According to a Brown University study in 2019, which has looked at war spending in both Afghanistan and Pakistan, the US had spent around $978 billion (their estimate also included money allocated for the 2020 fiscal year).
The UK and Germany – who had the largest numbers of troops in Afghanistan after the US – spent an estimated $30 billion and $19 billion respectively, over the course of the war.
Despite pulling out nearly all their troops, the US and NATO have promised a total of $4 billion a year until 2024, to fund Afghanistan’s own forces.
So far this year, NATO has sent $72 million worth of supplies and equipment to Afghanistan.
Since the war against the Taliban began in 2001, there have been more than 3,500 coalition deaths, of which more than 2,300 have been US soldiers.
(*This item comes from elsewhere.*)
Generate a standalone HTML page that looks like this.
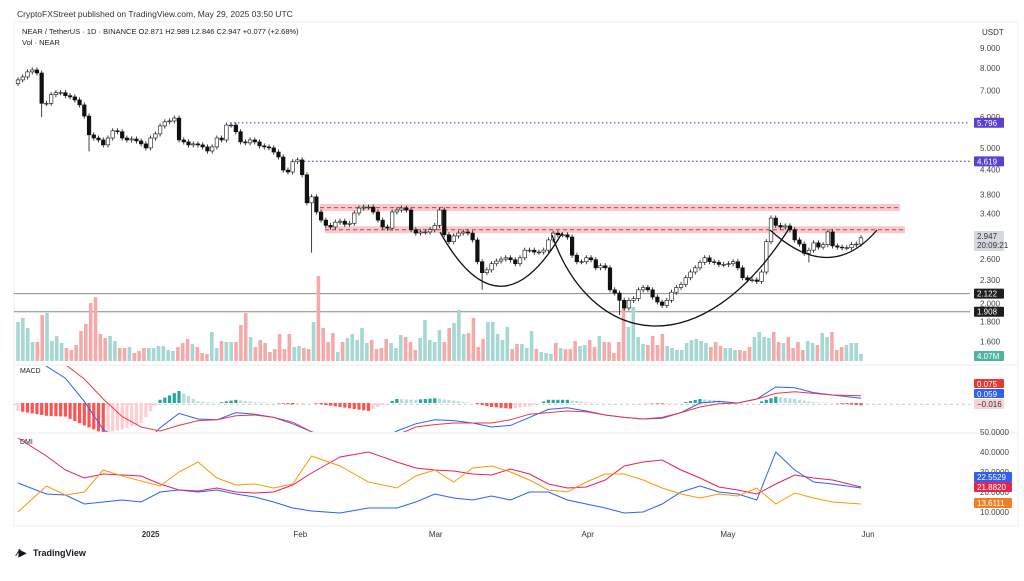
<!DOCTYPE html>
<html><head><meta charset="utf-8"><style>
body{margin:0;background:#fff;font-family:"Liberation Sans",sans-serif;}
svg text{font-family:"Liberation Sans",sans-serif;}
</style></head><body>
<svg id="c" width="1024" height="576" viewBox="0 0 1024 576">
<rect width="1024" height="576" fill="#fff"/>
<rect x="14" y="22" width="1004" height="504" fill="none" stroke="#eceef2" stroke-width="1"/>
<line x1="14" y1="365" x2="1018" y2="365" stroke="#eceef2"/>
<line x1="14" y1="433" x2="1018" y2="433" stroke="#eceef2"/>
<text x="17" y="17" font-size="8.5" fill="#333">CryptoFXStreet published on TradingView.com, May 29, 2025 03:50 UTC</text>
<text x="22" y="34" font-size="7.5" fill="#222">NEAR / TetherUS · 1D · BINANCE  O2.871  H2.989  L2.846  C2.947  +0.077 (+2.68%)</text>
<text x="22" y="45" font-size="7.5" fill="#222">Vol · NEAR</text>
<text x="982" y="35" font-size="8" fill="#333">USDT</text>
<text x="20" y="373" font-size="7" fill="#222">MACD</text>
<text x="20" y="444" font-size="7" fill="#222">DMI</text>
<g id="xaxis"></g>
<g id="yaxis"></g>
<g id="levels"></g>
<g id="vol"></g>
<g id="candles"></g>
<g id="arcs">
<path d="M440,232 Q500,340 562,233" fill="none" stroke="#111" stroke-width="1.3"/>
<path d="M552,235 C590,345 700,370 790,227" fill="none" stroke="#111" stroke-width="1.3"/>
<path d="M770,230 Q830,285 877,230" fill="none" stroke="#111" stroke-width="1.3"/>
</g>
<defs>
<clipPath id="mclip"><rect x="14" y="366" width="956" height="66"/></clipPath>
<clipPath id="dclip"><rect x="14" y="434" width="956" height="91"/></clipPath>
</defs>
<g id="macd" clip-path="url(#mclip)"></g>
<g id="dmi" clip-path="url(#dclip)"></g>
<g id="labels"></g>
<g>
<text x="17" y="556" font-size="10" font-weight="bold" fill="#131722">⁄▶</text>
<text x="33" y="556" font-size="9" font-weight="bold" fill="#131722">TradingView</text>
</g>
</svg>
<script>
const closes=[7.46,7.59,7.82,7.91,7.77,6.50,6.50,6.84,6.92,6.92,6.80,6.75,6.63,6.44,6.03,5.40,5.30,5.24,5.09,5.30,5.53,5.50,5.30,5.24,5.27,5.21,5.12,5.00,5.30,5.43,5.69,5.83,5.86,5.96,5.24,5.18,5.09,5.12,5.09,5.03,4.91,5.03,5.30,5.24,5.72,5.72,5.50,
5.18,5.15,5.24,5.18,5.06,5.03,5.00,4.88,4.74,4.39,4.34,4.61,4.66,4.27,3.62,3.75,3.43,3.27,3.17,3.14,3.23,3.25,3.19,3.21,3.41,3.51,3.53,3.53,3.43,3.27,3.14,3.12,3.43,3.47,3.51,3.47,3.09,3.03,3.05,3.05,3.09,3.17,3.47,3.00,2.88,2.98,3.03,
3.05,3.03,2.91,2.56,2.40,2.44,2.53,2.57,2.60,2.62,2.59,2.53,2.62,2.74,2.74,2.71,2.71,2.74,2.91,3.03,3.00,3.00,2.96,2.66,2.56,2.56,2.62,2.59,2.47,2.50,2.47,2.17,2.13,2.04,1.95,2.04,2.06,2.17,2.20,2.17,2.08,2.02,1.98,2.04,2.14,2.20,2.24,
2.33,2.41,2.47,2.55,2.62,2.56,2.55,2.52,2.52,2.53,2.56,2.47,2.33,2.30,2.30,2.28,2.41,2.88,3.31,3.17,3.14,3.16,3.09,2.91,2.84,2.69,2.74,2.86,2.79,2.83,3.05,2.81,2.79,2.78,2.78,2.83,2.84,2.947];
const firstOpen=7.30;
const lowDays=[5,15,62,98,127,167];
const lowValues=[6.0,4.9,2.70,2.17,1.87,2.55];
const volumes=[39,43,33,19,19,46,48,20,25,18,13,11,16,30,37,58,64,27,23,25,20,13,13,14,8,10,13,13,13,15,15,11,10,14,18,22,17,14,8,7,29,13,20,19,19,19,36,48,24,14,21,18,9,12,27,12,27,14,15,13,12,39,85,33,19,28,9,19,23,27,21,33,18,21,12,13,22,18,13,26,24,19,11,23,41,21,19,31,19,33,38,51,
27,28,43,14,22,39,39,27,21,34,12,17,17,13,30,12,9,8,7,18,13,12,12,20,15,16,21,14,25,19,19,8,19,54,34,54,24,17,16,25,16,27,15,13,11,11,18,21,22,20,18,14,19,15,13,13,11,11,10,14,24,29,24,23,29,19,18,24,13,19,11,20,18,16,28,24,29,11,14,16,18,18,7];
const ptDays=[0,6,10,14,18,22,26,30,34,38,42,46,50,54,58,62,68,74,80,84,88,92,96,100,104,108,112,116,120,124,128,132,136,140,144,148,152,156,160,164,168,172,178];
const macdLine=[0.7,0.46,0.31,0.02,-0.33,-0.5,-0.55,-0.31,-0.13,-0.2,-0.21,-0.12,-0.14,-0.18,-0.26,-0.36,-0.5,-0.55,-0.35,-0.26,-0.21,-0.22,-0.25,-0.3,-0.28,-0.18,-0.08,-0.06,-0.1,-0.15,-0.18,-0.2,-0.19,-0.12,0.0,0.02,0.0,0.05,0.2,0.19,0.13,0.1,0.06];
const signalLine=[0.8,0.62,0.48,0.3,0.05,-0.17,-0.3,-0.35,-0.28,-0.22,-0.21,-0.16,-0.15,-0.18,-0.24,-0.36,-0.45,-0.45,-0.4,-0.3,-0.27,-0.25,-0.25,-0.25,-0.21,-0.14,-0.12,-0.1,-0.11,-0.15,-0.18,-0.2,-0.18,-0.12,-0.05,-0.01,0.0,0.05,0.12,0.14,0.12,0.1,0.09];
const adx=[47,38,31,27,29,28.5,28,24,21,20.5,22,20,19.5,20,23.5,29.5,37.5,40,35,32,31,30.5,29,28.5,31.5,29,24,22,22.5,26,33,35,36,31,27,22.5,21,19,24,28.5,27,26,22.5];
const diMinus=[10,23,18.5,20,31,28,25.5,23,30,35,27,23.5,24,22,24,38,33,25,22,28,31,25,32,33,30,26,21,20,25,29,29,26,22,19,17,19,18,22,14,19.5,17,15,14];
const diPlus=[24.5,19,18.5,14,15,16,15,20,21,20,21,19,17.5,15,12,10.5,9.5,12,12,15,19,17,16,18,16,20,20,16,14,12,9.5,10,14,20,23,20,19,16,40,31,25,24,22];
const priceTicks=[9,8,7,6,5,4.4,3.8,3.4,2.6,2.3,2.0,1.8,1.6];
const dmiTicks=[50,40,30,20,10];
const monthLabels=["2025","Feb","Mar","Apr","May","Jun"];
const monthDays=[28,59.6,88.2,120.3,149.9,179.5];

const NS="http://www.w3.org/2000/svg";
function mk(tag,attrs,parent){const e=document.createElementNS(NS,tag);for(const k in attrs)e.setAttribute(k,attrs[k]);parent.appendChild(e);return e;}
const n=closes.length;
const X0=18,X1=861;
const step=(X1-X0)/(n-1);
const xAt=i=>X0+i*step;
const yP=p=>48+(Math.log(9)-Math.log(p))*170;
const yM=v=>403-v*80;
const yD=v=>532-v*2;

const ya=document.getElementById('yaxis');
priceTicks.forEach(t=>{const e=mk('text',{x:980,y:yP(t)+3,'font-size':8,fill:'#444'},ya);e.textContent=t.toFixed(3);

});
dmiTicks.forEach(t=>{const e=mk('text',{x:980,y:yD(t)+3,'font-size':8,fill:'#444'},ya);e.textContent=t.toFixed(4);

});
const xa=document.getElementById('xaxis');
monthLabels.forEach((m,k)=>{const xd=X0+monthDays[k]*step;const e=mk('text',{x:xd,y:537,'font-size':8,fill:'#333','text-anchor':'middle','font-weight':k==0?'bold':'normal'},xa);e.textContent=m;

});

const lv=document.getElementById('levels');
function hl(y,x1,x2,st,dash,w,name){const e=mk('line',{x1:x1,y1:y,x2:x2,y2:y,stroke:st,'stroke-width':w||1},lv);if(dash)e.setAttribute('stroke-dasharray',dash);

}
hl(yP(5.796),230,970,'#6a4bd6','1.5,2.5',1.2,'resistance-line-5796');
hl(yP(4.619),300,970,'#6a4bd6','1.5,2.5',1.2,'resistance-line-4619');
[[3.52,320,900],[3.09,325,905]].forEach((b,k)=>{const y=yP(b[0]);const r=mk('rect',{x:b[1],y:y-3.5,width:b[2]-b[1],height:7,fill:'#f7c9cc'},lv);


hl(y,b[1],b[2],'#c0444d','4,3',1,'zone-midline');});
hl(yP(2.122),14,970,'#888',null,1,'support-line-2122');
hl(yP(1.908),14,970,'#888',null,1,'support-line-1908');
hl(yM(-0.016),14,970,'#bbb','3,3',0.8,'macd-zero-line');

const cg=document.getElementById('candles');
const opens=closes.map((c,i)=>i==0?firstOpen:closes[i-1]);
for(let i=0;i<n;i++){
 const o=opens[i],c=closes[i];let hi=Math.max(o,c)*1.015,lo=Math.min(o,c)*0.985;
 const li=lowDays.indexOf(i);if(li>=0)lo=lowValues[li];
 const x=xAt(i),up=c>=o;
 const w=mk('line',{x1:x,x2:x,y1:yP(hi),y2:yP(lo),stroke:'#111','stroke-width':0.8},cg);
 
 
 const yt=yP(Math.max(o,c)),yb=yP(Math.min(o,c));
 const b=mk('rect',{x:x-1.8,y:yt,width:3.6,height:Math.max(0.8,yb-yt),fill:up?'#fff':'#111',stroke:'#111','stroke-width':0.6},cg);
 
 
}
const vg=document.getElementById('vol');
const nv=volumes.length,vstep=(X1-X0)/(nv-1);
for(let j=0;j<nv;j++){
 const ci=Math.min(n-1,Math.round(j*(n-1)/(nv-1)));const up=closes[ci]>=opens[ci];
 const h=volumes[j];const r=mk('rect',{x:X0+j*vstep-1.8,y:361-h,width:3.6,height:h,fill:up?'#a5d8d3':'#f4aaa9'},vg);
 
 
}
function interp(arr,i){for(let k=0;k<ptDays.length-1;k++){if(i<=ptDays[k+1]){const t=(i-ptDays[k])/(ptDays[k+1]-ptDays[k]);return arr[k]+t*(arr[k+1]-arr[k]);}}return arr[arr.length-1];}
const mg=document.getElementById('macd');
let prevH=null;
for(let i=0;i<n;i++){
 const h=interp(macdLine,i)-interp(signalLine,i);
 const rising=prevH===null?true:h>=prevH;prevH=h;
 const col=h>=0?(rising?'#26a69a':'#b2dfdb'):(rising?'#ffcdd2':'#ff5252');
 const y0=yM(0),y1=yM(h);
 const r=mk('rect',{x:xAt(i)-1.6,y:Math.min(y0,y1),width:3.2,height:Math.abs(y1-y0),fill:col},mg);
 
 
}
function poly(g,arr,yf,col,name){const pts=ptDays.map((d,k)=>xAt(d).toFixed(1)+','+yf(arr[k]).toFixed(1)).join(' ');
 const p=mk('polyline',{points:pts,fill:'none',stroke:col,'stroke-width':1},g);
 
 }
poly(mg,macdLine,yM,'#2962ff','macd-line');
poly(mg,signalLine,yM,'#f23645','signal-line');
const dg=document.getElementById('dmi');
poly(dg,diPlus,yD,'#2962ff','di-plus-line');
poly(dg,adx,yD,'#e91e63','adx-line');
poly(dg,diMinus,yD,'#ff9800','di-minus-line');

const lg=document.getElementById('labels');
function badge(y,h,bg,fg,lines,name){const r=mk('rect',{x:974,y:y,width:lines[0].length>6?38:30,height:h,fill:bg,rx:1},lg);
 
 
 lines.forEach((t,k)=>{const e=mk('text',{x:977,y:y+8+k*9,'font-size':8,fill:fg},lg);e.textContent=t;
 
 });}
badge(yP(5.796)-5,10,'#5b3fd0','#fff',['5.796'],'badge-5796');
badge(yP(4.619)-5,10,'#5b3fd0','#fff',['4.619'],'badge-4619');
badge(231,20,'#d5d8df','#333',['2.947','20:09:21'],'badge-last-price');
badge(yP(2.122)-5,10,'#1e1e1e','#fff',['2.122'],'badge-2122');
badge(yP(1.908)-5,10,'#1e1e1e','#fff',['1.908'],'badge-1908');
badge(351,10,'#4fb3a4','#fff',['4.07M'],'badge-volume');
badge(379,9,'#e53935','#fff',['0.075'],'badge-signal');
badge(389,9,'#2f5ff5','#fff',['0.059'],'badge-macd');
badge(399,10,'#f6d3d6','#333',['−0.016'],'badge-histogram');
badge(472,10,'#2f5ff5','#fff',['22.5529'],'badge-di-plus');
badge(482,10,'#e0274f','#fff',['21.8820'],'badge-adx');
badge(498,10,'#f07f22','#fff',['13.6111'],'badge-di-minus');
</script>
</body></html>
More than 450 UK troops have died and 20,660 US soldiers have been injured in action.
Brown University’s research in 2019 estimated the loss of life amongst the national military and police in Afghanistan to be more than 64,100 since October 2001, and nearly 111,000 civilians have been killed or injured.
Some foreign affairs commentators argued that now that the Afghan government has been toppled by the Taliban, unless Western states make an open-ended commitment of troops at far higher levels than seem possible, the new regime of the Taliban is almost irreversible.
There appears to be an American policy designed to promote pure American interest and perpetuate instability in particular regions of the world. It was the case with America’s intervention in Iraq, Libya and Syria. While America could not remain in Afghanistan forever, the manner of the Biden administration’s withdrawal of the US troops in Afghanistan has only fueled some new crisis that has brought shame to America and its allies in the West, and victory to the Taliban, but quite some uncertainties to the people of Afghanistan.